I’ve spent countless nights behind the bar—both professional and the one in my home—tinkering with cocktail ratios. The goal is always balance. For years, I struggled to create a celebratory drink that felt truly special, something beyond a simple French 75. Most attempts were either too sweet, or the whiskey would completely overpower the delicate bubbles.
Then, during a deep dive into pre-Prohibition cocktails, I had a breakthrough. The secret wasn’t just another syrup or a fancy liqueur. It was using Peychaud’s bitters and *how* you chill the base. The specific anise and cherry notes in Peychaud’s act as a bridge, seamlessly connecting the spicy rye to the crisp, acidic champagne. It’s a game-changer.
This discovery led to “The 21st Amendment and the End of Prohibition.” This isn’t just a recipe; it’s a formula for a perfectly balanced, sophisticated, and surprisingly simple cocktail. I promise, after making this once, you’ll understand the art of cocktail balance and have a new go-to for any celebration, big or small. You’ll not only impress your guests but also yourself.
Recipe Card
| Course | Cocktail, Drink |
| Cuisine | American |
| Featuring | Rye Whiskey Cocktail, Champagne Topper, Classic Cocktail, Celebratory Drink |
| Prep Time | 5 minutes |
| Cook Time | 0 minutes |
| Total Time | 5 minutes |
| Servings | 1 servings |
| Calories | 225 kcal |
| Author | Silas |
Ingredients
- 2 oz (60 ml) Rye Whiskey
- 3/4 oz (22 ml) Fresh Lemon Juice
- 1/4 oz (7.5 ml) Luxardo Maraschino Liqueur
- 2 dashes Peychaud’s Bitters
- 2-3 oz (60-90 ml) Dry Champagne or other sparkling wine, chilled
- 1 Lemon Twist, for garnish
For the Rye Whiskey, choose something with a bit of spice, like Rittenhouse or Sazerac Rye; it’s the backbone of the drink. Use only freshly squeezed lemon juice—the bottled stuff is a flavor killer. And please, do not confuse Luxardo Maraschino Liqueur with the syrup from a jar of bright-red maraschino cherries; they are worlds apart.
Instructions
- Chill Your Glass: Place a coupe or flute glass in the freezer for at least 10 minutes before you begin. A cold glass is non-negotiable for a perfect cocktail.
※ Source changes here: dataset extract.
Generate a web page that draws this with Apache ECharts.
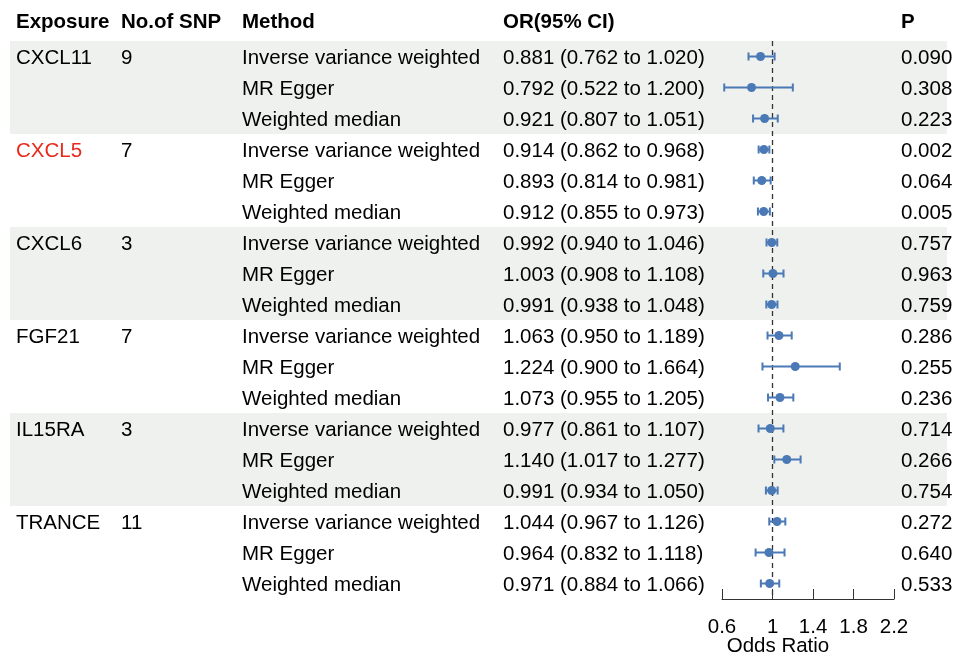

- Combine the Base: In a cocktail shaker filled with ice, add the rye whiskey, fresh lemon juice, Luxardo Maraschino Liqueur, and Peychaud’s bitters.
- Shake Vigorously: Secure the lid and shake hard for 15-20 seconds. You want the shaker to be frosty on the outside. This not only chills but also properly dilutes and aerates the base.
- Double Strain: Strain the mixture through a Hawthorne strainer and a fine-mesh sieve into your chilled coupe glass. This double-straining step is my secret to a silky-smooth, crystal-clear drink with no ice shards.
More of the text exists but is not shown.